<b>ELECTION VETO WOES:</b> Ernie Salomon worries that Santa Barbara’s lack of ward elections might cause it to go the way of Palmdale.
Courtesy Photo

WHAT’S THIS? Ernie Salomon was in a rage, as usual. Whenever he sniffs the ugly scent of rank injustice, he lets loose on his Santa Barbara TV talk show.

“This will happen here!” Ernie warned after an L.A. Superior Court judge cancelled Palmdale’s November 5 election.

Judge Mark V. Mooney slammed the windblown high-desert town, calling its at-large system of voting unconstitutional because it makes it virtually impossible for minority City Council candidates to get elected. He nixed the November election and banned another until the city installs district-by-district votes.

Barney Brantingham

Palmdale, its population 69 percent Latino or black, has elected exactly one Latino and no blacks since it became a city in 1962. Odd, huh? Forty percent of its people of voting age are Latino, and 17 percent are black. But why should Santa Barbara, so proud of its Hispanic heritage ​— ​Old Spanish Days and all that ​— ​also be cruisin’ for a bruisin’ in court?

After all, the Fiesta City, with an estimated Latino population of at least 35 percent, does elect Spanish-surname City Council candidates ​— ​about once a decade. Let’s see, Gil Garcia joined the City Council in 1991 and served 10 years, and Cathy Murillo won a seat in 2011.

In July, the judge ruled the Palmdale system unconstitutional, but the city chose to ignore the decision and went right ahead with at-large election plans. Modesto and other cities have heeded the court and switched to district elections, but not Palmdale.

Why anyone would want to live in that godforsaken redneck town is beyond me, except to escape the urban horrors of L.A., but you’d think the City Council would at least make a stab at democracy. But no, it would rather fight than switch and is appealing the ruling. Its city attorney calls the ruling “wildly unprecedented and radical.” So was the U.S. Constitution.

The city of Whittier, also being sued under the 2002 California Voting Rights Act, has scheduled an election next June asking voters whether they want to switch. Interestingly, its April election will be by district.

You might be surprised to learn that Santa Barbara used to vote under the ward system. But that ended with a major charter revision in the 1960s. The feeling, as I recall, was that splitting the town up into wards just created little fiefdoms ruled by fuddy-duddy councilmembers more concerned with potholes than city problems as a whole. One was even caught lying about being a star major league outfielder many years earlier.

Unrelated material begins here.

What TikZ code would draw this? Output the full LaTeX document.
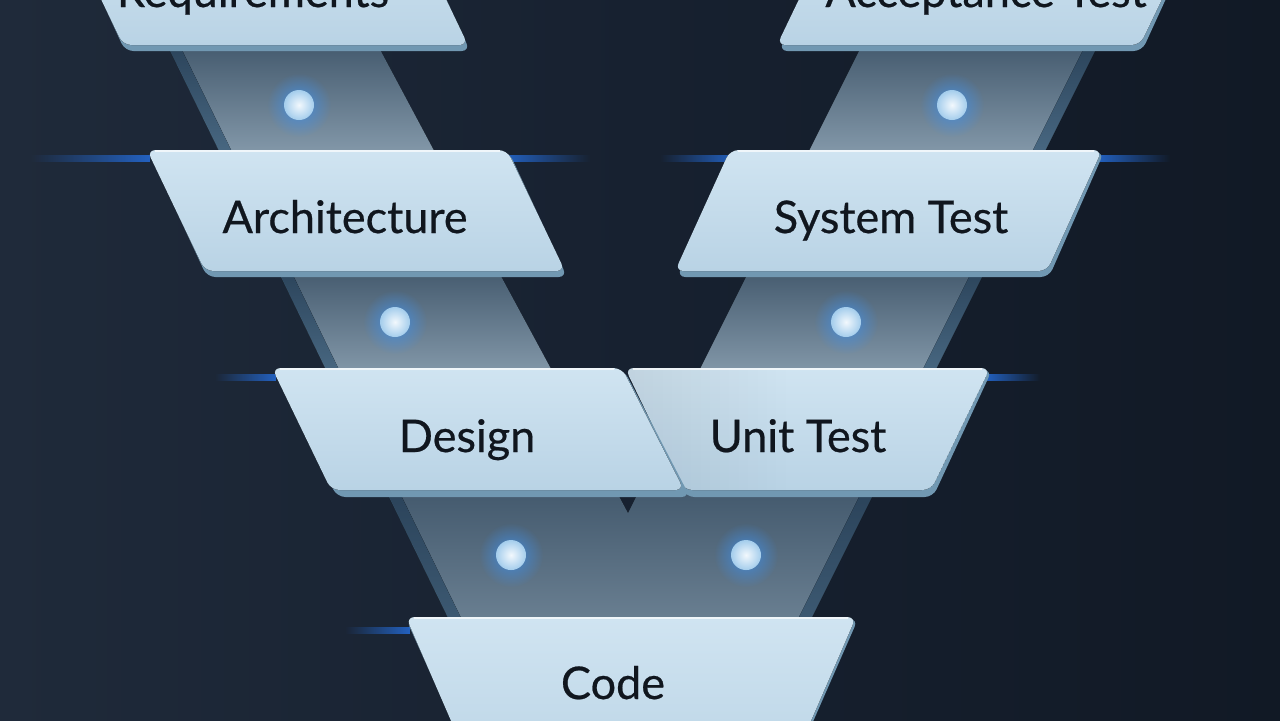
\documentclass[tikz,border=0pt]{standalone}
\usepackage{fontspec}
\setmainfont{Lato}[FakeBold=0.5]
\usetikzlibrary{fadings}
\definecolor{bgL}{HTML}{1F2A3A}
\definecolor{bgM}{HTML}{172130}
\definecolor{bgR}{HTML}{111925}
\definecolor{bandT}{HTML}{42586C}
\definecolor{bandB}{HTML}{879CAD}
\definecolor{sideT}{HTML}{2A4259}
\definecolor{sideB}{HTML}{4A6A84}
\definecolor{faceT}{HTML}{D0E4F1}
\definecolor{faceB}{HTML}{B9D3E5}
\definecolor{edgeC}{HTML}{7198B2}
\definecolor{glowC}{HTML}{2468D0}
\definecolor{dotGlow}{HTML}{3F8FE8}
\definecolor{dotIn}{HTML}{F2F8FD}
\definecolor{dotOut}{HTML}{A4CDEC}
\definecolor{txt}{HTML}{10161E}
\tikzfading[name=fadeleft, left color=transparent!100, right color=transparent!0]
\tikzfading[name=faderight, left color=transparent!0, right color=transparent!100]
\tikzfading[name=softglow, inner color=transparent!15, outer color=transparent!100]
\begin{document}
\begin{tikzpicture}[x=0.01cm,y=-0.01cm,
  band/.style={top color=bandT, bottom color=bandB},
  side/.style={top color=sideT, bottom color=sideB},
  face/.style={top color=faceT, bottom color=faceB, rounded corners=2.4pt},
  edge/.style={fill=edgeC, rounded corners=2.4pt},
  hilite/.style={draw=white, opacity=0.7, line width=0.5pt},
  glowL/.style={fill=glowC, path fading=fadeleft},
  glowR/.style={fill=glowC, path fading=faderight},
  vtext/.style={font=\fontsize{12.8}{15}\selectfont, text=txt, anchor=base, inner sep=0pt}]
\useasboundingbox (0,0) rectangle (1280,720);
% background
\shade[left color=bgL, right color=bgR, middle color=bgM] (0,0) rectangle (1280,720);

% glow lines
\fill[glowL, opacity=0.9] (30,155) rectangle (150,162);
\fill[glowR, opacity=0.9] (505,155) rectangle (590,162);
\fill[glowL, opacity=0.9] (660,155) rectangle (735,162);
\fill[glowR, opacity=0.9] (1098,155) rectangle (1170,162);
\fill[glowL, opacity=0.9] (215,374) rectangle (276,381);
\fill[glowR, opacity=0.9] (986,374) rectangle (1040,381);
\fill[glowL, opacity=0.9] (345,627) rectangle (410,634);

% V bands, segment 1
\fill[band] (164.6,40) -- (375,40) -- (439,160) -- (223.5,160) -- cycle;
\fill[side] (164.6,40) -- (177,40) -- (236,160) -- (223.5,160) -- cycle;
\fill[band] (864.5,40) -- (1100.5,40) -- (1040.5,160) -- (804.5,160) -- cycle;
\fill[side] (1088,40) -- (1100.5,40) -- (1040.5,160) -- (1028,160) -- cycle;
% segment 2
\fill[band] (275,265) -- (495,265) -- (557,380) -- (331,380) -- cycle;
\fill[side] (275,265) -- (288,265) -- (344,380) -- (331,380) -- cycle;
\fill[band] (752,265) -- (988,265) -- (930.5,380) -- (694.5,380) -- cycle;
\fill[side] (975,265) -- (988,265) -- (930.5,380) -- (917.5,380) -- cycle;
% segment 3
\fill[band] (383,485) -- (613,485) -- (628,513) -- (642,485) -- (878,485) -- (760.5,720) -- (498,720) -- cycle;
\fill[side] (383,485) -- (396,485) -- (511,720) -- (498,720) -- cycle;
\fill[side] (865,485) -- (878,485) -- (760.5,720) -- (747.5,720) -- cycle;

% dots
\foreach \p in {(299,105), (395,322), (511,555), (952,105), (846,322), (746,555)}{
  \fill[dotGlow, path fading=softglow] \p circle (32);
  \shade[inner color=dotIn, outer color=dotOut] \p circle (15);
}

% boxes
% Requirements
\fill[edge] (65,-80) -- (410,-80) -- (470,51) -- (125,51) -- cycle;
\fill[face] (63,-80) -- (408,-80) -- (468,45) -- (123,45) -- cycle;
\node[vtext] (req) at (253,7) {Requirements};
% Acceptance Test
\fill[edge] (839,-80) -- (1202,-80) -- (1142,51) -- (779,51) -- cycle;
\fill[face] (837,-80) -- (1200,-80) -- (1140,45) -- (777,45) -- cycle;
\node[vtext] (acc) at (986,7) {Acceptance Test};
% Architecture
\fill[edge] (149,152) -- (509,152) -- (567,277) -- (207,277) -- cycle;
\fill[face] (147,150) -- (507,150) -- (565,271) -- (205,271) -- cycle;
\draw[hilite] (155,151) -- (500,151);
\node[vtext] (arch) at (345,233) {Architecture};
% System Test
\fill[edge] (732,152) -- (1104,152) -- (1049,277) -- (677,277) -- cycle;
\fill[face] (730,150) -- (1102,150) -- (1047,271) -- (675,271) -- cycle;
\draw[hilite] (738,151) -- (1094,151);
\node[vtext] (sys) at (891,233) {System Test};
% Unit Test
\fill[edge] (627,370) -- (992,370) -- (933,497) -- (686,497) -- cycle;
\begin{scope}
  \clip[rounded corners=2.4pt] (625,368) -- (990,368) -- (931,490) -- (684,490) -- cycle;
  \fill[face] (625,368) -- (990,368) -- (931,490) -- (684,490) -- cycle;
  \fill[black, opacity=0.07, path fading=faderight] (620,360) rectangle (790,500);
\end{scope}
\draw[hilite] (633,369) -- (982,369);
\node[vtext] (unit) at (798,452) {Unit Test};
% Design
\fill[edge] (274,370) -- (624,370) -- (690,497) -- (337,497) -- cycle;
\fill[face] (272,368) -- (622,368) -- (684,490) -- (331,490) -- cycle;
\draw[hilite] (280,369) -- (614,369);
\node[vtext] (des) at (467,452) {Design};
% Code
\fill[edge] (406,619) -- (858,619) -- (783,790) -- (483,790) -- cycle;
\fill[face] (406,617) -- (856,617) -- (781,790) -- (481,790) -- cycle;
\draw[hilite] (414,618) -- (848,618);
\node[vtext] (code) at (613,699) {Code};
\end{tikzpicture}
\end{document}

Salomon says the city has other things on its agenda than voting rights, like kissing up to the downtown business establishment, while residential neighborhoods are shortchanged in services. “Bars, visitors, and tourists are more important than our local residents.”

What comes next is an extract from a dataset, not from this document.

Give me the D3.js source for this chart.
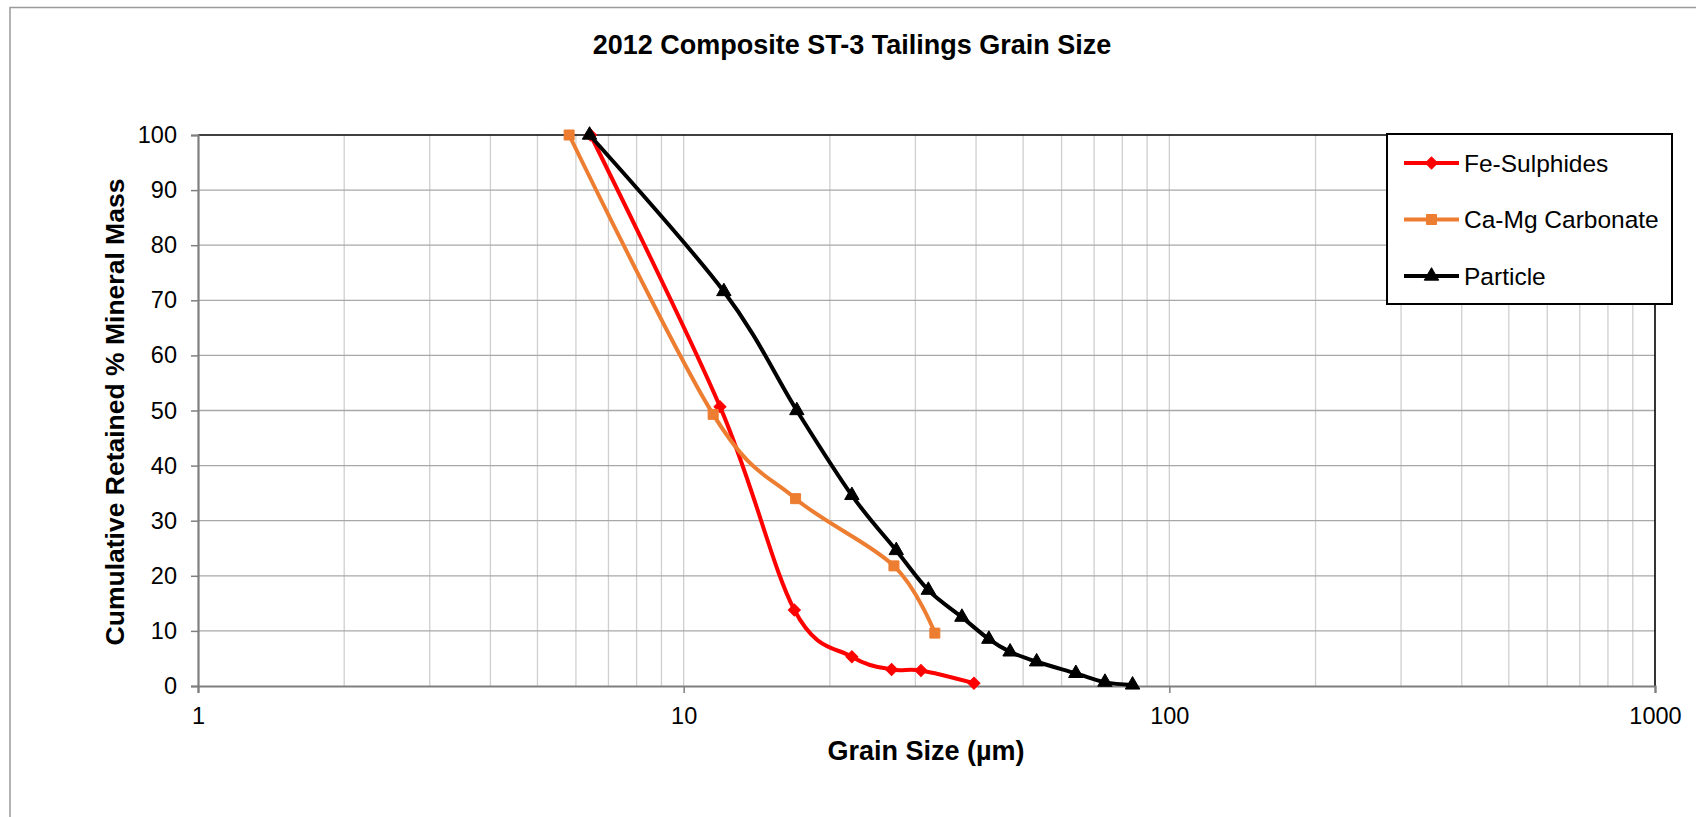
<!DOCTYPE html>
<html>
<head>
<meta charset="utf-8">
<script src="https://cdn.jsdelivr.net/npm/d3@7"></script>
<style>
  html, body { margin: 0; padding: 0; background: #fff; }
  svg { display: block; font-family: "Liberation Sans", Arial, sans-serif; }
</style>
</head>
<body>
<svg id="chart" width="1696" height="817"></svg>
<script>
// ---- Data ----
const chartTitle = "2012 Composite ST-3 Tailings Grain Size";
const xTitle = "Grain Size (µm)";
const yTitle = "Cumulative Retained % Mineral Mass";
const seriesNames = ["Fe-Sulphides", "Ca-Mg Carbonate", "Particle"];

const feSize = [6.43, 11.88, 16.9, 22.2, 26.8, 30.8, 39.6];
const feValue = [100, 50.7, 13.8, 5.3, 3.0, 2.8, 0.5];

const caSize = [5.81, 11.5, 17.0, 27.1, 32.9];
const caValue = [100, 49.3, 34.0, 21.8, 9.6];

const particleSize = [6.4, 12.1, 17.1, 22.2, 27.4, 31.9, 37.4, 42.5, 47.0, 53.3, 64.2, 73.7, 84.0];
const particleValue = [100, 71.6, 50.0, 34.6, 24.6, 17.4, 12.5, 8.5, 6.2, 4.4, 2.3, 0.7, 0.2];

const xTickValues = [1, 10, 100, 1000];
const xTickLabels = ["1", "10", "100", "1000"];
const yTickValues = [0, 10, 20, 30, 40, 50, 60, 70, 80, 90, 100];

// ---- Layout ----
const svg = d3.select("#chart");
const plot = { left: 198, right: 1655, top: 135, bottom: 686 };

const x = d3.scaleLog().domain([1, 1000]).range([plot.left, plot.right]);
const y = d3.scaleLinear().domain([0, 100]).range([plot.bottom, plot.top]);

const colors = ["#FF0000", "#ED7D31", "#000000"];
const markers = [d3.symbolSquare, d3.symbolSquare, d3.symbolTriangle];
const markerRot = [45, 0, 0];
const markerSizes = [72, 100, 90];

const series = [
  { name: seriesNames[0], xs: feSize, ys: feValue },
  { name: seriesNames[1], xs: caSize, ys: caValue },
  { name: seriesNames[2], xs: particleSize, ys: particleValue }
];

// outer chart border
svg.append("rect")
  .attr("x", 10).attr("y", 7.5)
  .attr("width", 1720).attr("height", 830)
  .attr("fill", "none").attr("stroke", "#9a9a9a").attr("stroke-width", 1.5);

// title
svg.append("text")
  .attr("x", 852).attr("y", 54)
  .attr("text-anchor", "middle")
  .attr("font-size", 27).attr("font-weight", "bold")
  .text(chartTitle);

// minor vertical gridlines
const minorX = [];
for (let d = 1; d < 1000; d *= 10) {
  for (let k = 1; k <= 9; k++) {
    const v = d * k;
    if (v > 1 && v < 1000) minorX.push(v);
  }
}
svg.append("g").selectAll("line").data(minorX).join("line")
  .attr("x1", d => x(d)).attr("x2", d => x(d))
  .attr("y1", plot.top).attr("y2", plot.bottom)
  .attr("stroke", "#cfcfcf").attr("stroke-width", 1.3);

// horizontal gridlines
svg.append("g").selectAll("line").data(yTickValues.filter(v => v > 0 && v < 100)).join("line")
  .attr("x1", plot.left).attr("x2", plot.right)
  .attr("y1", d => y(d)).attr("y2", d => y(d))
  .attr("stroke", "#a8a8a8").attr("stroke-width", 1.3);

// plot border top and right
svg.append("line").attr("x1", plot.left).attr("x2", plot.right)
  .attr("y1", plot.top).attr("y2", plot.top)
  .attr("stroke", "#000").attr("stroke-width", 1.6);
svg.append("line").attr("x1", plot.right).attr("x2", plot.right)
  .attr("y1", plot.top).attr("y2", plot.bottom)
  .attr("stroke", "#000").attr("stroke-width", 1.6);

// y axis
const yAxis = d3.axisLeft(y).tickValues(yTickValues).tickSize(7).tickPadding(14)
  .tickFormat(d3.format("d"));
const gy = svg.append("g").attr("transform", `translate(${plot.left},0)`).call(yAxis);
gy.select(".domain").attr("stroke", "#7f7f7f").attr("stroke-width", 2.2);
gy.selectAll(".tick line").attr("stroke", "#7f7f7f").attr("stroke-width", 1.5);
gy.selectAll(".tick text").attr("font-size", 23.5).attr("fill", "#000")
  .attr("font-family", "Liberation Sans, Arial, sans-serif");

// x axis
const xAxis = d3.axisBottom(x).tickValues(xTickValues).tickSize(7).tickPadding(14)
  .tickFormat((d, i) => xTickLabels[i]);
const gx = svg.append("g").attr("transform", `translate(0,${plot.bottom})`).call(xAxis);
gx.select(".domain").attr("stroke", "#7f7f7f").attr("stroke-width", 2.2);
gx.selectAll(".tick line").attr("stroke", "#7f7f7f").attr("stroke-width", 1.5);
gx.selectAll(".tick text").attr("font-size", 23.5).attr("fill", "#000")
  .attr("font-family", "Liberation Sans, Arial, sans-serif");

// axis titles
svg.append("text")
  .attr("x", 926).attr("y", 760)
  .attr("text-anchor", "middle")
  .attr("font-size", 27).attr("font-weight", "bold")
  .text(xTitle);
svg.append("text")
  .attr("transform", "translate(124,412) rotate(-90)")
  .attr("text-anchor", "middle")
  .attr("font-size", 26.5).attr("font-weight", "bold")
  .text(yTitle);

// series
const line = d3.line()
  .x(d => x(d[0])).y(d => y(d[1]))
  .curve(d3.curveCardinal.tension(0));

series.forEach((s, i) => {
  const pts = s.xs.map((v, j) => [v, s.ys[j]]);
  const g = svg.append("g");
  g.append("path").datum(pts)
    .attr("d", line)
    .attr("fill", "none").attr("stroke", colors[i])
    .attr("stroke-width", 4).attr("stroke-linejoin", "round");
  g.selectAll("path.m").data(pts).join("path")
    .attr("class", "m")
    .attr("transform", d => `translate(${x(d[0])},${y(d[1])}) rotate(${markerRot[i]})`)
    .attr("d", d3.symbol().type(markers[i]).size(markerSizes[i]))
    .attr("fill", colors[i]).attr("stroke", colors[i]).attr("stroke-width", 1);
});

// legend
const lg = svg.append("g");
lg.append("rect")
  .attr("x", 1387).attr("y", 134).attr("width", 285).attr("height", 170)
  .attr("fill", "#fff").attr("stroke", "#000").attr("stroke-width", 2);
const legendY = [163, 219.5, 276];
series.forEach((s, i) => {
  lg.append("line")
    .attr("x1", 1404).attr("x2", 1459)
    .attr("y1", legendY[i]).attr("y2", legendY[i])
    .attr("stroke", colors[i]).attr("stroke-width", 4);
  lg.append("path")
    .attr("transform", `translate(1431.5,${legendY[i]}) rotate(${markerRot[i]})`)
    .attr("d", d3.symbol().type(markers[i]).size(markerSizes[i]))
    .attr("fill", colors[i]).attr("stroke", colors[i]);
  lg.append("text")
    .attr("x", 1464).attr("y", legendY[i] + 8.5)
    .attr("font-size", 24.5)
    .text(s.name);
});
</script>
</body>
</html>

Mayor Helene Schneider tells me that Santa Barbara has no plans to go to a district system. And she pointed out that an election would be required to revise the charter and return to some form of the ward system.

That might be a problem. People are used to voting on all candidates they hear about, not just those running in their district. One option is a hybrid district system with the mayor running at large and all voters getting a shot.

As fair as this might seem, I don’t see it happening anytime soon — ​unless some out-of-town judge bangs his or her gavel. And so far, I don’t know of anyone running to the Courthouse to file suit.

The California Voting Rights Act bans at-large elections aimed at watering down voting power of minorities. About 20 cities, school districts, and other agencies have been sued, and most ended up abolishing the at-large route, according to the L.A. Times. If Ernie is right, could Santa Barbara be the next one in court?

NOT CITY OWNED: There seems to be some confusion in the minds of some about who will own the hilltop Clark property, Bellosguardo, now that the late Huguette Clark’s $300 million estate has been settled by negotiation. The City of Santa Barbara will not own it, although the mayor gets to nominate seven people for the board of directors. It will be owned by a New York nonprofit run by a board of 10 members. The other three will be nominated by the following: one by Clark’s longtime Santa Barbara attorney, James Hurley; one by Clark’s distant relatives; and one by the Corcoran Gallery of Art in Washington, D.C. The New York attorney general will have to approve the directors.